Java, JIT, and C++ Performance Debate

  • Several commenters argue the Java sample is misconfigured (SerialGC, no heap tuning, explicit System.gc()), so its poor showing vs C++ is not meaningful.
  • Others claim Java’s “abstraction penalty” should always leave it slower than C++, while multiple replies counter that modern JVM JITs can match or beat C++ on many workloads once warmup and heap sizing are handled correctly.
  • Deep dives into Java internals mention escape analysis, object flattening (Valhalla), speculation + deoptimization, and vtable inlining as reasons JIT can eliminate many overheads—though cache-unfriendly object layouts remain a real cost until inline/value types land.

Benchmark Methodology Criticisms

  • Many see the benchmark as “sloppy”: odd compiler/VM flags, minimal or inconsistent warmup, use of Stopwatch/wall time, GitHub Actions as a noisy environment, unclear IO/disk/cache conditions.
  • Code quality varies widely between languages; some implementations are obviously unoptimized or written by non-experts, undermining cross-language comparisons.
  • The multicore results (e.g., C# beating Go, Zig “concurrent” being slower) are widely suspected to reflect implementation details (channels, contention, SIMD usage) rather than language fundamentals.

Language-Specific Notes (Julia, Python, R, Lisp, Ruby)

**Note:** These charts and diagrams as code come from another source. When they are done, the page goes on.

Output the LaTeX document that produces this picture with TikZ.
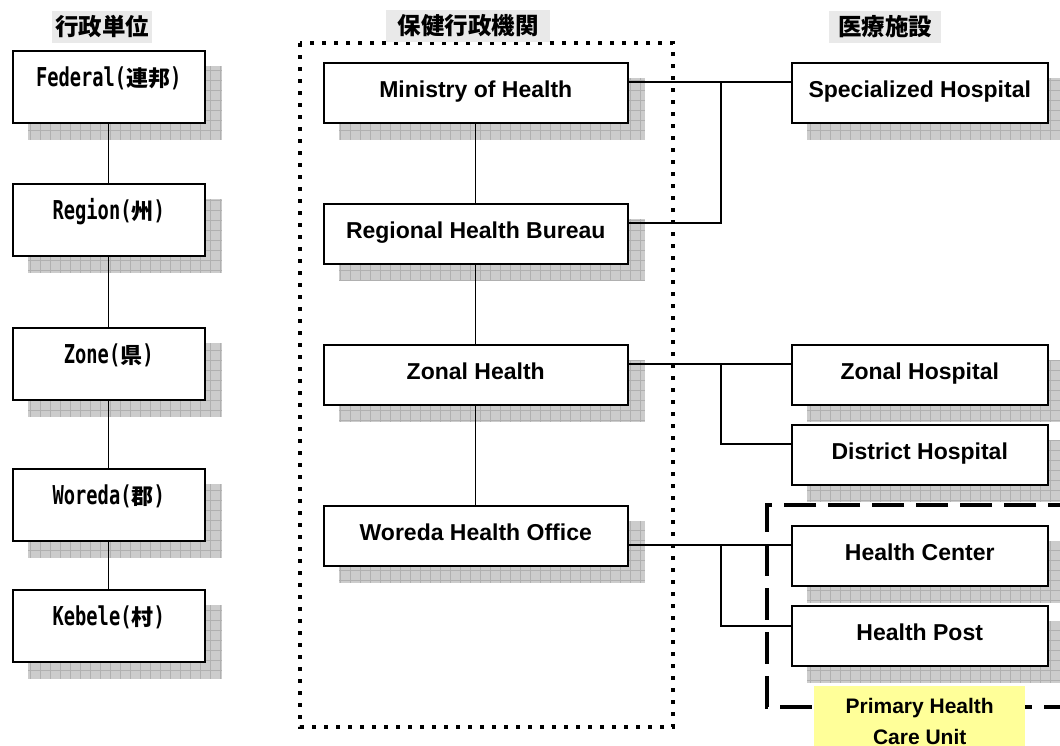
\documentclass[tikz,border=0pt]{standalone}
\usepackage{fontspec}
\setmainfont{Liberation Sans}
\newfontfamily\jpfont{Noto Sans CJK JP}
\newfontfamily\gmono[FakeStretch=0.72]{DejaVu Sans Mono}
\usetikzlibrary{positioning,calc}
\definecolor{pcuyellow}{HTML}{FFFF99}
\pgfdeclarelayer{background}
\pgfsetlayers{background,main}
\newcommand\lvl[2]{{\gmono #1(}{\fontsize{22}{30}\selectfont\jpfont #2}{\gmono )}}
\tikzset{
  lbox/.style={draw, line width=1.5pt, fill=white, anchor=north west, inner sep=0pt,
    minimum width=192pt, text height=36pt, text depth=36pt,
    font=\bfseries\fontsize{26}{30}\selectfont},
  hbox/.style={draw, line width=1.5pt, fill=white, anchor=north west, inner sep=0pt,
    text height=35pt, text depth=25pt, font=\bfseries\fontsize{23}{28}\selectfont},
  head/.style={fill=gray!17, inner sep=0pt, minimum height=32pt,
    font=\jpfont\bfseries\fontsize{23.5}{28}\selectfont},
  link/.style={line width=1.3pt},
  shadowfill/.style={fill=gray!40},
  shadowgrid/.style={gray!62, line width=0.7pt, step=10pt}
}
\begin{document}
\begin{tikzpicture}[x=1pt,y=-1pt]
  \def\sh{16}   % shadow offset
  \def\bx{721}  % x of the branch lines
  \useasboundingbox (0,0) rectangle (1060,745);
  % frames
  \draw[line width=4pt, dash pattern=on 4pt off 8pt] (300,43) rectangle (673,727);
  \coordinate (pcutr) at (1080,505);
  \coordinate (pcubr) at (1080,707);
  \draw[line width=4pt, dash pattern=on 32pt off 12pt] (pcutr) -- (767,505) -- (767,707) -- (pcubr);
  % headers
  \node[head, minimum width=100pt] (h1) at (102,27) {行政単位};
  \node[head, minimum width=164pt] (h2) at (468,26) {保健行政機関};
  \node[head, minimum width=112pt] (h3) at (885,27) {医療施設};
  % administrative levels
  \node[lbox] (fed)  at (12,50)  {\lvl{Federal}{連邦}};
  \node[lbox] (reg)  at (12,183) {\lvl{Region}{州}};
  \node[lbox] (zone) at (12,327) {\lvl{Zone}{県}};
  \node[lbox] (wor)  at (12,468) {\lvl{Woreda}{郡}};
  \node[lbox] (keb)  at (12,589) {\lvl{Kebele}{村}};
  % health administration
  \node[hbox, minimum width=304pt] (moh) at (323,62)  {Ministry of Health};
  \node[hbox, minimum width=304pt] (rhb) at (323,203) {Regional Health Bureau};
  \node[hbox, minimum width=304pt] (zh)  at (323,344) {Zonal Health};
  \node[hbox, minimum width=304pt] (who) at (323,505) {Woreda Health Office};
  % facilities
  \node[hbox, minimum width=256pt] (sh)    at (791,62)  {Specialized Hospital};
  \node[hbox, minimum width=256pt] (zhosp) at (791,344) {Zonal Hospital};
  \node[hbox, minimum width=256pt] (dh)    at (791,424) {District Hospital};
  \node[hbox, minimum width=256pt] (hc)    at (791,525) {Health Center};
  \node[hbox, minimum width=256pt] (hp)    at (791,605) {Health Post};
  \node[fill=pcuyellow, anchor=north west, inner xsep=0pt, inner ysep=12pt, minimum width=211pt,
    align=center, font=\bfseries\fontsize{21}{31}\selectfont] (pcu) at (814,686) {Primary Health\\Care Unit};
  % vertical links
  \foreach \a/\b in {fed/reg,reg/zone,zone/wor,wor/keb,moh/rhb,rhb/zh,zh/who} { \draw[link] (\a) -- (\b); }
  % links to facilities
  \coordinate (j1) at (\bx,82);
  \coordinate (j2) at (\bx,364);
  \coordinate (j3) at (\bx,545);
  \draw[link] ([yshift=-20pt]moh.north east) -- ([yshift=-20pt]sh.north west);
  \draw[link] ([yshift=-20pt]rhb.north east) -| (j1);
  \draw[link] ([yshift=-20pt]zh.north east) -- ([yshift=-20pt]zhosp.north west);
  \draw[link] (j2) |- ([yshift=-20pt]dh.north west);
  \draw[link] ([yshift=-40pt]who.north east) -- ([yshift=-20pt]hc.north west);
  \draw[link] (j3) |- ([yshift=-21pt]hp.north west);
  % shadows
  \begin{pgfonlayer}{background}
    \foreach \n in {fed,reg,zone,wor,keb,moh,rhb,zh,who,sh,zhosp,dh,hc,hp} {
      \fill[shadowfill] ([xshift=\sh pt,yshift=-\sh pt]\n.north west) rectangle ([xshift=\sh pt,yshift=-\sh pt]\n.south east);
      \draw[shadowgrid] ([xshift=\sh pt,yshift=-\sh pt]\n.north west) grid ([xshift=\sh pt,yshift=-\sh pt]\n.south east);
    }
  \end{pgfonlayer}
\end{tikzpicture}
\end{document}
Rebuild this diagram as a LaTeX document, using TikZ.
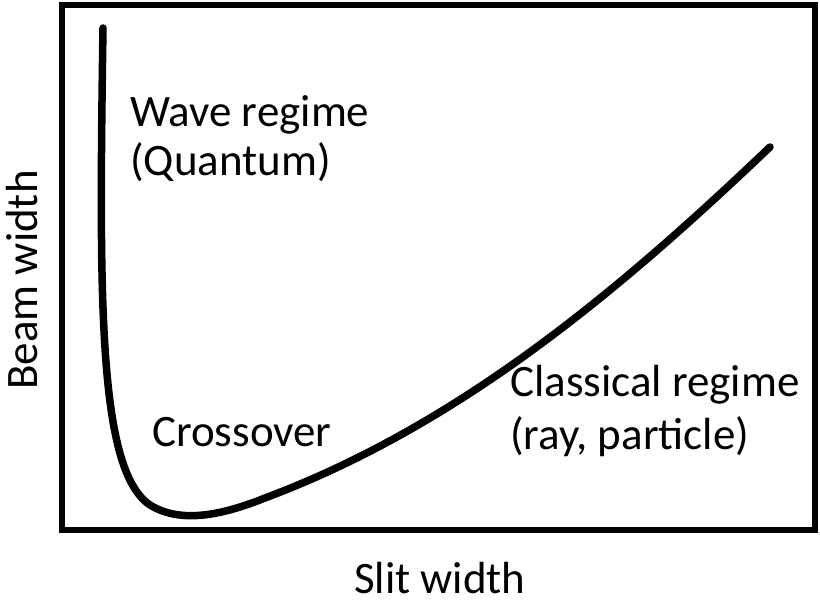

  • Julia impresses compared to plain Python; users report 10–100x speedups when porting NumPy-heavy pipelines.
  • Only one Python variant is charted despite plain/numpy/numba versions existing.
  • R is missing; some argue it would be very slow, others say the included R code is old and uses a notoriously slow JSON package, so it’s not representative.
  • Common Lisp appears surprisingly slow; light tuning (types, better data structures, fewer allocations) can easily 2× it, suggesting similar easy gains likely exist in other languages.
  • Ruby’s multi-minute times vs sub-second others prompt questions about representativeness.

Systems, GC, and “Ignored” Languages (D, Zig, Nim, C#, Go)

  • D’s strong performance sparks “D gets no respect” comments; others point to ecosystem weakness and GC reliance, arguing Rust/Go/Java/C# are more compelling choices.
  • Zig and Odin’s weak results are blamed on poor implementations; some suspect LLM-generated code.
  • C# is praised for modern low-level features (SIMD, spans, stackalloc, source generators) and a strong ecosystem; its good multicore showing is attributed to explicit SIMD and contention-free parallelism.
  • Nim is cited as “Python-like but fast,” with LLMs making library development easier, though others are skeptical that LLMs truly lower the expertise bar.

Rules, “HO” Variants, and Broader Takeaways

  • Rules like “no SIMD” but “production-ready” and “must represent tags as strings” are called arbitrary and even exploitable (e.g., degenerate string encodings, interning).
  • Highly optimized (“HO”) versions using better data structures/algorithms can be 10–100× faster, underscoring that algorithm and design dominate language choice.
  • Many conclude this benchmark is fun but not authoritative; for real decisions, one should build problem-specific benchmarks or consult more rigorous suites (Benchmarksgame, Techempower, etc.).